The beast from ‘66

The Trouble Makers celebrate 10 years of garage-rock fun, noise and mayhem

Rodney Cornelius, Tim Foster and Stan Tindall contemplate a stationary 1960 Chevrolet, while Brian Machado thumbs for help. Nice zebra suits.

Rodney Cornelius, Tim Foster and Stan Tindall contemplate a stationary 1960 Chevrolet, while Brian Machado thumbs for help. Nice zebra suits.

9 p.m. Friday, March 14; at Old Ironsides, 1901 10th Street; $7. With SLA and a reunited Moist.

Before “rock star” became a valid career option, the act of picking up a guitar and rounding up a bunch of like-minded blokes was a pretty decent way for a misfit to create something of redeeming social value. Or, at the very least, it was a method for non-jock males to attract a few girls.

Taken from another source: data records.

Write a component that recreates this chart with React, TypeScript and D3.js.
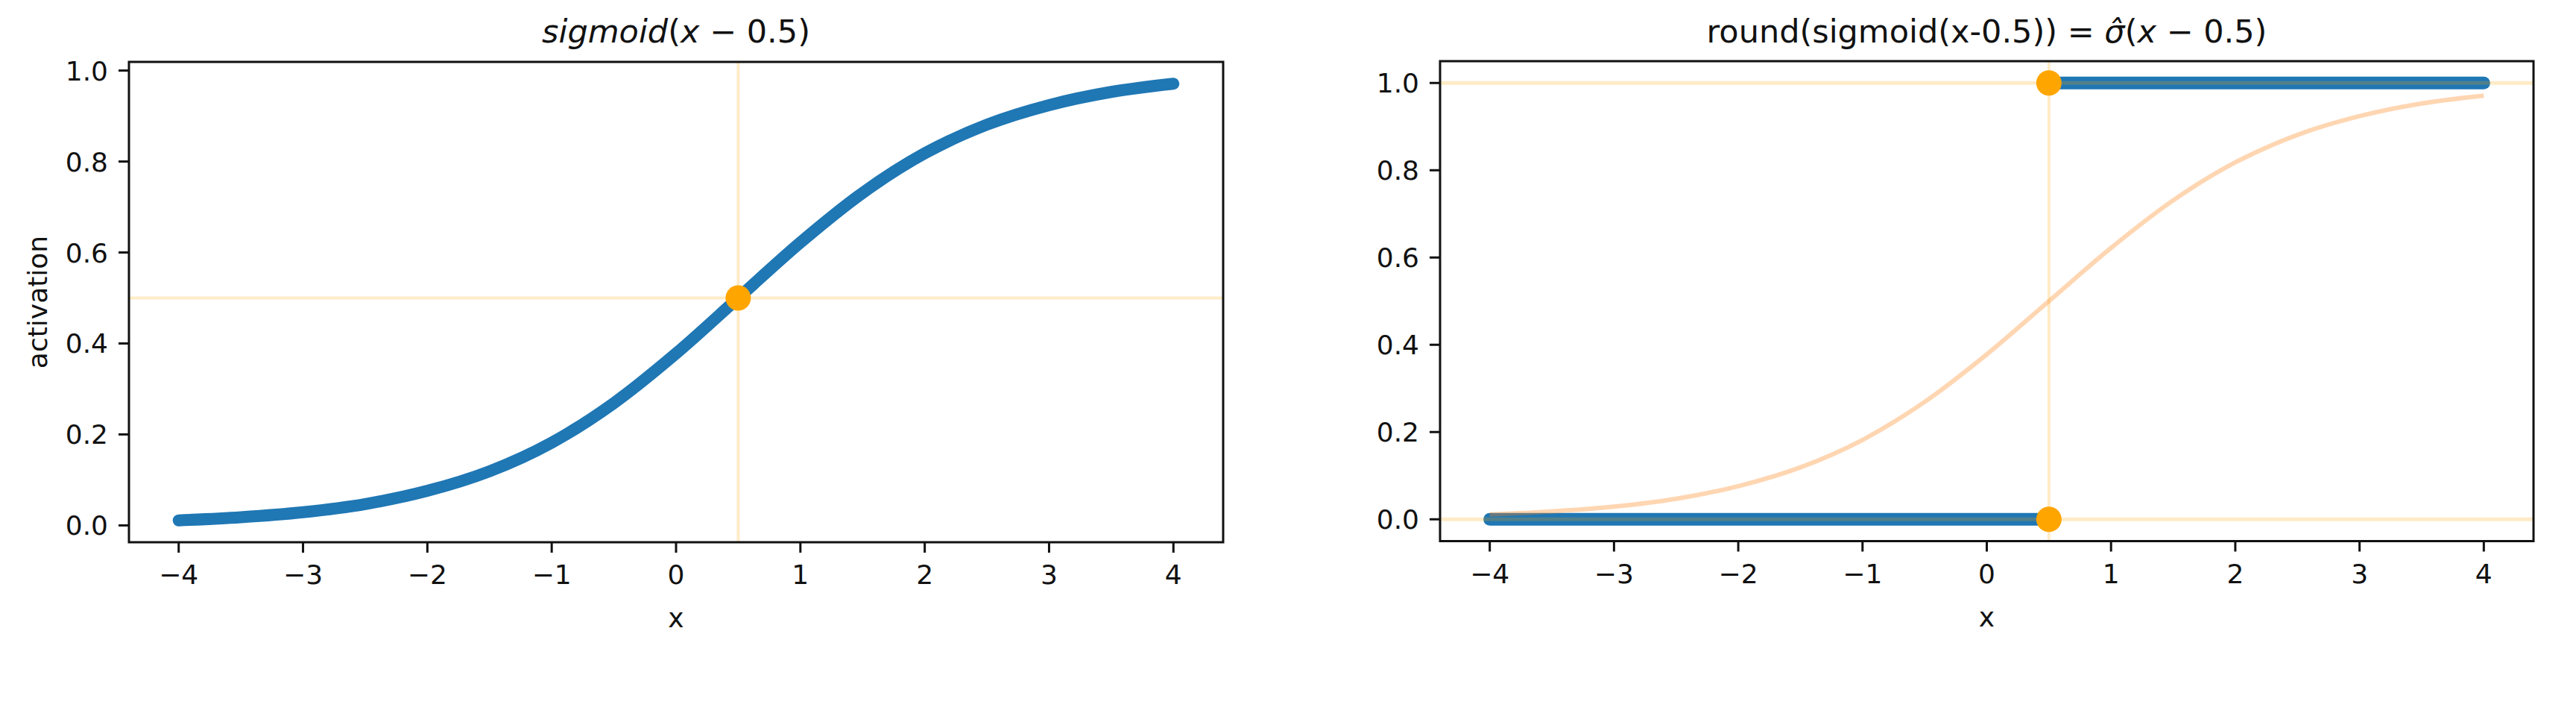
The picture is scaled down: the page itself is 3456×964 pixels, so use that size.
import React from "react";
import * as d3 from "d3";

// ---- data ----
const sigX = [-4, -3.5, -3, -2.5, -2, -1.5, -1, -0.5, 0, 0.5, 1, 1.5, 2, 2.5, 3, 3.5, 4];
const sigY = [0.011, 0.018, 0.029, 0.047, 0.076, 0.119, 0.182, 0.269, 0.378, 0.5, 0.622, 0.731, 0.818, 0.881, 0.924, 0.953, 0.971];
const lowX = [-4, 0.49];
const lowY = [0, 0];
const highX = [0.51, 4];
const highY = [1, 1];
const thresholdX = 0.5;
const leftMarkY = [0.5];
const rightMarkY = [1, 0];
const leftHLines = [0.5];
const rightHLines = [0, 1];
const xTicks = [-4, -3, -2, -1, 0, 1, 2, 3, 4];
const yTicks = [0, 0.2, 0.4, 0.6, 0.8, 1.0];

const FONT = "DejaVu Sans";
const BLUE = "#1f77b4";
const ORANGE = "#ffa500";
const TICK_FS = 36;
const TITLE_FS = 43;

type Pt = [number, number];
const zip = (xs: number[], ys: number[]): Pt[] => xs.map((x, i) => [x, ys[i]]);

function Axes({ x0, x1, y0, y1, yDomain, children, title, ylabel }: any) {
  const xs = d3.scaleLinear().domain([-4.4, 4.4]).range([x0, x1]);
  const ys = d3.scaleLinear().domain(yDomain).range([y1, y0]);
  const fmtX = (v: number) => (v < 0 ? "\u2212" + Math.abs(v) : String(v));
  return (
    <g>
      {children(xs, ys)}
      <rect x={x0} y={y0} width={x1 - x0} height={y1 - y0} fill="none" stroke="#111" strokeWidth={3} />
      {xTicks.map((t) => (
        <g key={"x" + t}>
          <line x1={xs(t)} x2={xs(t)} y1={y1} y2={y1 + 14} stroke="#111" strokeWidth={3} />
          <text x={xs(t)} y={y1 + 56} textAnchor="middle" fontFamily={FONT} fontSize={TICK_FS} fill="#111">
            {fmtX(t)}
          </text>
        </g>
      ))}
      {yTicks.map((t) => (
        <g key={"y" + t}>
          <line x1={x0 - 14} x2={x0} y1={ys(t)} y2={ys(t)} stroke="#111" strokeWidth={3} />
          <text x={x0 - 28} y={ys(t) + 13} textAnchor="end" fontFamily={FONT} fontSize={TICK_FS} fill="#111">
            {t.toFixed(1)}
          </text>
        </g>
      ))}
      <text x={(x0 + x1) / 2} y={y1 + 114} textAnchor="middle" fontFamily={FONT} fontSize={TICK_FS} fill="#111">
        x
      </text>
      {ylabel && (
        <text
          transform={`translate(${x0 - 110},${(y0 + y1) / 2}) rotate(-90)`}
          textAnchor="middle"
          fontFamily={FONT}
          fontSize={TICK_FS}
          fill="#111"
        >
          {ylabel}
        </text>
      )}
      <text x={(x0 + x1) / 2} y={57} textAnchor="middle" fontFamily={FONT} fontSize={TITLE_FS} fill="#111">
        {title}
      </text>
    </g>
  );
}

export default function App() {
  const sig = zip(sigX, sigY);
  const lo = zip(lowX, lowY);
  const hi = zip(highX, highY);
  const pad = (a: number, b: number): [number, number] => [a - (b - a) * 0.05, b + (b - a) * 0.05];
  const leftDomain = pad(d3.min(sigY)!, d3.max(sigY)!);
  const rightDomain = pad(0, 1);

  return (
    <svg width={3456} height={964} style={{ position: "absolute", left: 0, top: 0, background: "#fff" }}>
      <rect width={3456} height={964} fill="#fff" />
      <Axes
        x0={173}
        x1={1641}
        y0={83}
        y1={727}
        yDomain={leftDomain}
        ylabel="activation"
        title={
          <>
            <tspan fontStyle="italic">sigmoid</tspan>
            <tspan>(</tspan>
            <tspan fontStyle="italic">x</tspan>
            <tspan>{" \u2212 0.5)"}</tspan>
          </>
        }
      >
        {(xs: any, ys: any) => {
          const line = d3.line<Pt>().x((d) => xs(d[0])).y((d) => ys(d[1])).curve(d3.curveMonotoneX);
          return (
            <g>
              {leftHLines.map((h) => (
                <line key={h} x1={173} x2={1641} y1={ys(h)} y2={ys(h)} stroke={ORANGE} strokeOpacity={0.22} strokeWidth={4} />
              ))}
              <line x1={xs(thresholdX)} x2={xs(thresholdX)} y1={83} y2={727} stroke={ORANGE} strokeOpacity={0.22} strokeWidth={4} />
              <path d={line(sig)!} fill="none" stroke={BLUE} strokeWidth={16} strokeLinecap="round" strokeLinejoin="round" />
              {leftMarkY.map((m) => (
                <circle key={m} cx={xs(thresholdX)} cy={ys(m)} r={17} fill={ORANGE} />
              ))}
            </g>
          );
        }}
      </Axes>
      <Axes
        x0={1932}
        x1={3399}
        y0={82}
        y1={725.5}
        yDomain={rightDomain}
        title={
          <>
            <tspan>{"round(sigmoid(x-0.5)) = "}</tspan>
            <tspan fontStyle="italic">{"\u03c3\u0302"}</tspan>
            <tspan>(</tspan>
            <tspan fontStyle="italic">x</tspan>
            <tspan>{" \u2212 0.5)"}</tspan>
          </>
        }
      >
        {(xs: any, ys: any) => {
          const line = d3.line<Pt>().x((d) => xs(d[0])).y((d) => ys(d[1]));
          const sline = d3.line<Pt>().x((d) => xs(d[0])).y((d) => ys(d[1])).curve(d3.curveMonotoneX);
          return (
            <g>
              <line x1={xs(thresholdX)} x2={xs(thresholdX)} y1={82} y2={725.5} stroke={ORANGE} strokeOpacity={0.22} strokeWidth={4} />
              <path d={line(lo)!} fill="none" stroke={BLUE} strokeWidth={17} strokeLinecap="round" />
              <path d={line(hi)!} fill="none" stroke={BLUE} strokeWidth={17} strokeLinecap="round" />
              {rightHLines.map((h) => (
                <line key={h} x1={1932} x2={3399} y1={ys(h)} y2={ys(h)} stroke={ORANGE} strokeOpacity={0.22} strokeWidth={5} />
              ))}
              <path d={sline(sig)!} fill="none" stroke="#ff7f0e" strokeOpacity={0.32} strokeWidth={6} />
              {rightMarkY.map((m) => (
                <circle key={m} cx={xs(thresholdX)} cy={ys(m)} r={17} fill={ORANGE} />
              ))}
            </g>
          );
        }}
      </Axes>
    </svg>
  );
}
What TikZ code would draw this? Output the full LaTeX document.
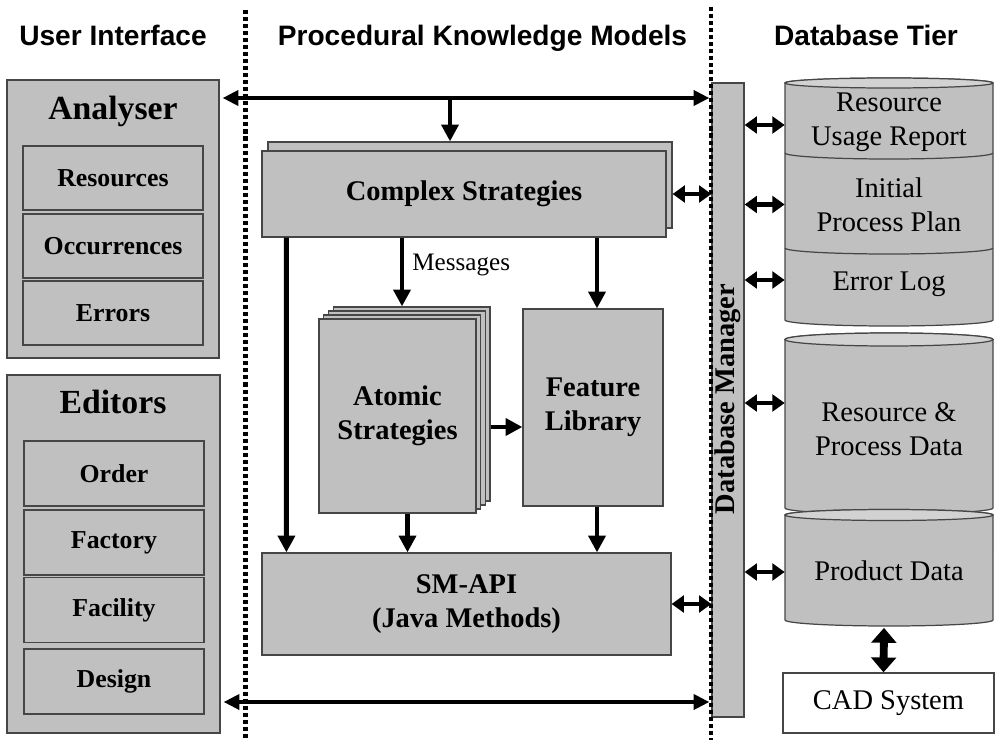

The banner year for such misfits was 1966, when the popularity of the Beatles, the Rolling Stones and other British Invasion bands combined with relatively cheap guitars and amplifiers to fuel an explosion of garage-rock bands across America—a glorious din that can be relived by listening to such period compilations as Nuggets and the Australian Pebbles series.

Tim Foster, unfortunately, missed out on that particular bonanza. He and future bandmate Stan Tindall were born that year. Eventually, the two Foothill High grads hooked up with Rodney Cornelius, who had a few years on them. Cornelius was playing bass in a Southern California surf-rock band called the Undercurrents in 1963, three years before Foster and Tindall were even born.

It was a fortuitous meeting. “Me and Stan had been trying to learn to play but were absolutely incapable of playing a single instrument or even tuning,” Foster recalled between bits of a sandwich on a recent afternoon, while sunning at a sidewalk table on J Street outside a Midtown Italian delicatessen. “I worked with Rodney”—at a Tower Records—“and he came in and showed us how to play. He was just supposed to be showing us how to do stuff, but eventually, we kinda talked him into being in the band.”

That was 10 years ago. Foster, a guitarist when he plays with other bands, took the role of singer and harmonica player. Tindall picked up the bass; Cornelius switched to guitar. After a few false starts—with such prospective drummers as Dean Seavers and Mike Farrell not panning out—Brian Machado, another high-school pal who’s a year older than Foster and Tindall, signed on. Thus were the Trouble Makers born.

By kicking off with such notable covers as “1-2-5” by the Haunted, a Quebecois instrumental combo from 1966 featured on the first volume of Pebbles, or gems from the oeuvres of Northwest proto-punk outfits like the Sonics and Wailers, and by penning their own like-minded originals, the Trouble Makers established a well-deserved reputation as one of the area’s coolest live acts. “The only reason we wanted to be in a band,” Foster admitted, “was because Stan and I were such obsessive ’60s garage Nazis, and we wanted to play all these great songs that no one ever gave a shit about.”

Of course, the pitfall of a performer becoming obsessed with music from a certain period is when he or she adopts a concomitant rigorous orthodoxy, which can dictate everything from what make and model of vintage guitar and amp are used to how a singer delivers a song. That pitfall was especially relevant given that both Foster and Tindall are detail-oriented visual artists (Foster draws comics, and Tindall designs Web pages). But the Trouble Makers had observed a few other bands, like the Primates, the Barracudas and the Mummies, which had grafted 1960s garage-rock aesthetic trappings onto a more contemporary punk-rock presentation—the Mummies in particular. “After I saw them, I told Stan that there was no way that we were not going to be in a band,” Foster said. “It was so different than all of the anal-retentive stuff that you’d see here, all those bands that practiced six hours a week and played the same set every time you saw ’em,” which is to say that the Trouble Makers aren’t afraid to wing it.

They’re the kind of band whose reputation precedes it; when caught up in the moment, amps get knocked over, guitars come flailing apart, or even weirder things happen—like the time Foster opened a bag of flour into a whirling fan from the stage of the Press Club. It was pure Dada.

“The big secret,” Foster confessed, “is that the Trouble Makers are a performance-art project.”